“Infelizmente, todo o feijão que a gente plantou foi perdido.” Enfrentando a seca no cultivo às margens do Rio São Francisco, na comunidade vazanteira de Cascalho, no município de São Francisco, o pequeno produtor Paulo Dias da Silva ecoa um lamento que se espalha com cada vez mais intensidade, pelo segundo ano consecutivo, pelo semiárido mineiro. Da mesma forma, essa queixa se traduz no vaivém de caminhões-pipa que tentam suprir a escassez de cursos d'água e poços e no gado que emagrece pela falta de pastagem e com o pouco que tem para beber.
O estado já tem 138 municípios com decreto de emergência por causa estiagem prolongada, quase todos eles situados no Norte de Minas e nos vales do Jequitinhonha e do Mucuri, de acordo com a Coordenadoria Estadual de Defesa Civil (Cedec). E, a cada dia sem chuva, a situação se agrava.

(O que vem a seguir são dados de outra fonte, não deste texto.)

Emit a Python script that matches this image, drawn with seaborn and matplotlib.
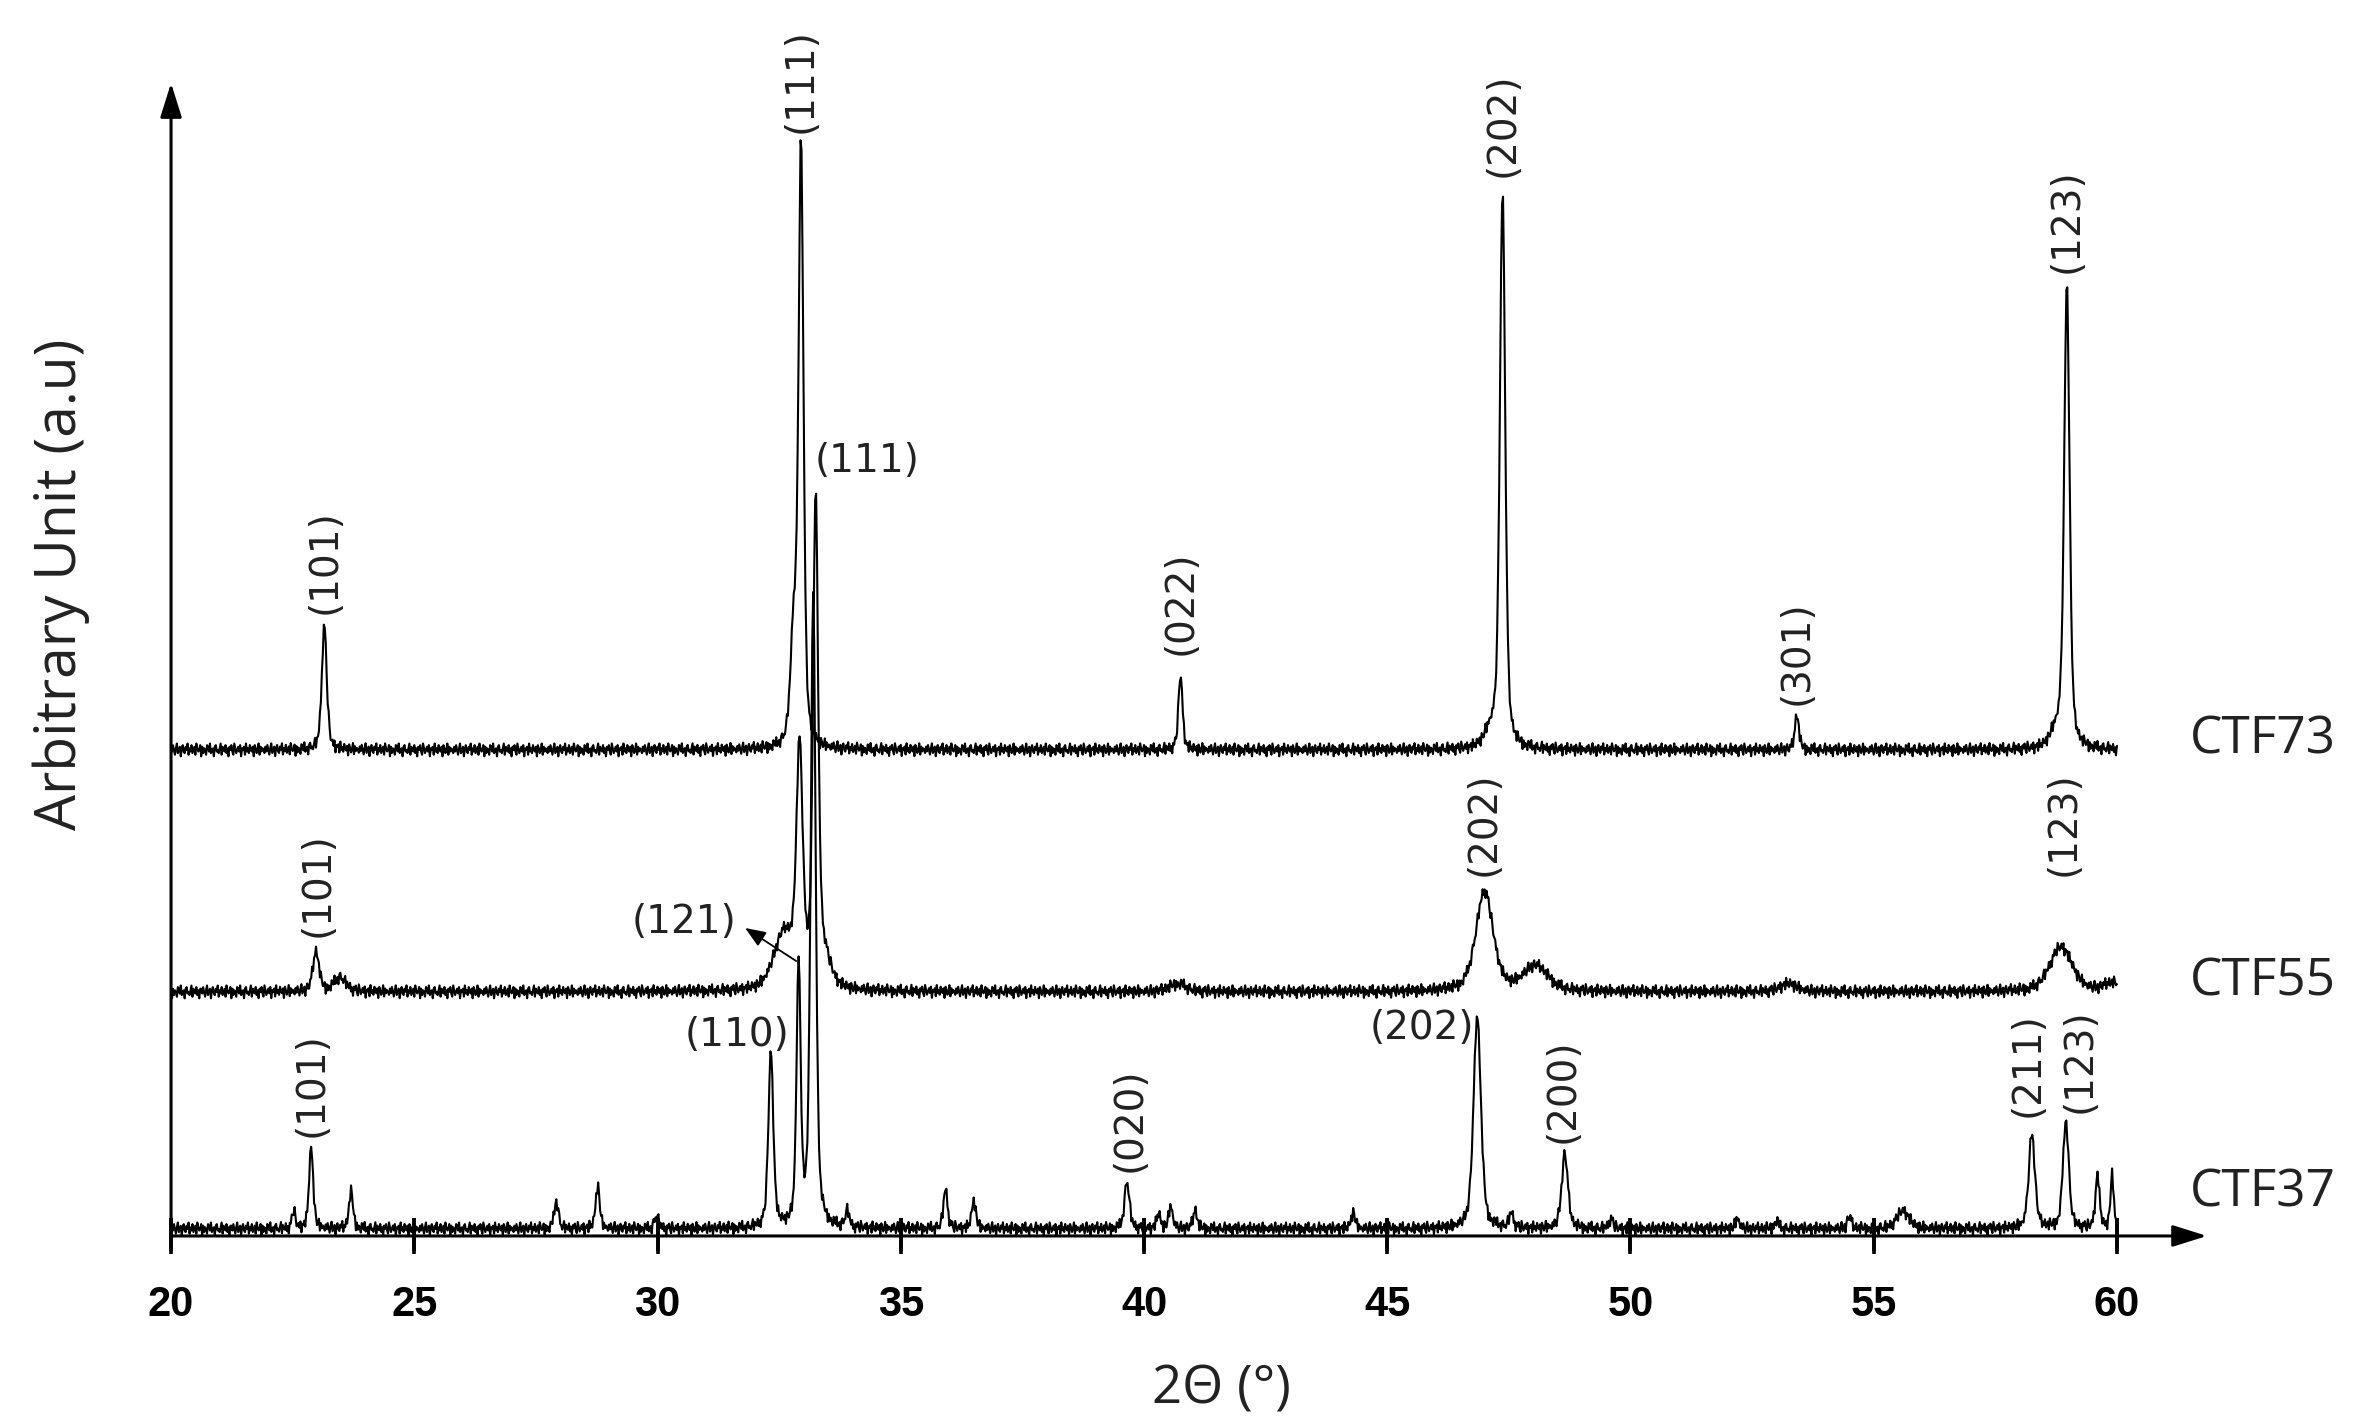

No Norte de Minas, estima-se que mais de 20 mil famílias estejam com dificuldades de acesso a água potável e alimentação por causa da escassez de chuvas, que já provocou o secamento de mais de 300 rios e córregos na região. Os danos da estiagem prolongada em 2024 no Norte mineiro constam em relatório climatológico da Empresa de Assistência Técnica e Extensão Rural (Emater-MG), apresentado no início do mês em reunião da Associação dos Municípios da Área Mineira da Sudene (Amams).
A entidade anunciou que vai usar o levantamento como base para solicitar dos governos federal e estadual a ampliação do programa de envio de caminhões-pipa para abastecimento de água e de cestas básicas para as populações atingidas. Pretende também pedir a renegociação de dívidas rurais.
O levantamento da Emater-MG estima os efeitos de mais de 160 dias sem chuvas significativas no semiárido mineiro, área em que a estiagem prolongada afeta diretamente 170 mil famílias de agricultores, 30% da população rural. O Norte do estado conta 3.550 comunidades sofrendo algum tipo de efeito da seca.
O quadro de perdas deste ano repete o drama de 2023, quando o semiárido mineiro enfrentou uma das piores estiagens da história, em meio a recordes de temperatura. “Comparando com o ano passado, podemos dizer que a situação é idêntica. Os impactos da seca deste ano são os mesmos”, afirma o gerente regional de Emater-MG em Montes Claros, José Arcanjo Marques Pereira.
“Os mesmos rios e córregos da região que secaram no ano passado estão vazios novamente. Mas, agora, há uma tendência de o fenômeno da seca se agravar, em função das mudanças climáticas e do aquecimento global. Estamos vivendo ondas de calor mais intensas, com sol mais forte, muitos incêndios e queimadas, atingindo pastagens, lavouras e canaviais”, relata o gerente regional da Emater-MG.
O diagnóstico da Emater-MG entregue à Amams aponta ainda sérios prejuízos econômicos na agropecuária da região no primeiro semestre de 2023, com redução de 35% na produção leiteira e queda de 50% na produção de carne e leite mesmo com o uso de suplementação alimentar, enquanto a capacidade das pastagens teve um baque de 40%.
Um dos efeitos desse quadro pode ser observado na localidade de Mandacaru, no município de Montes Claros, cidade polo da região Norte. Lá, o pequeno produtor Antônio Ailson Ferreira mantém na base do sacrifício o seu pequeno rebanho bovino e o plantio de hortaliças, tentando superar a estiagem prolongada.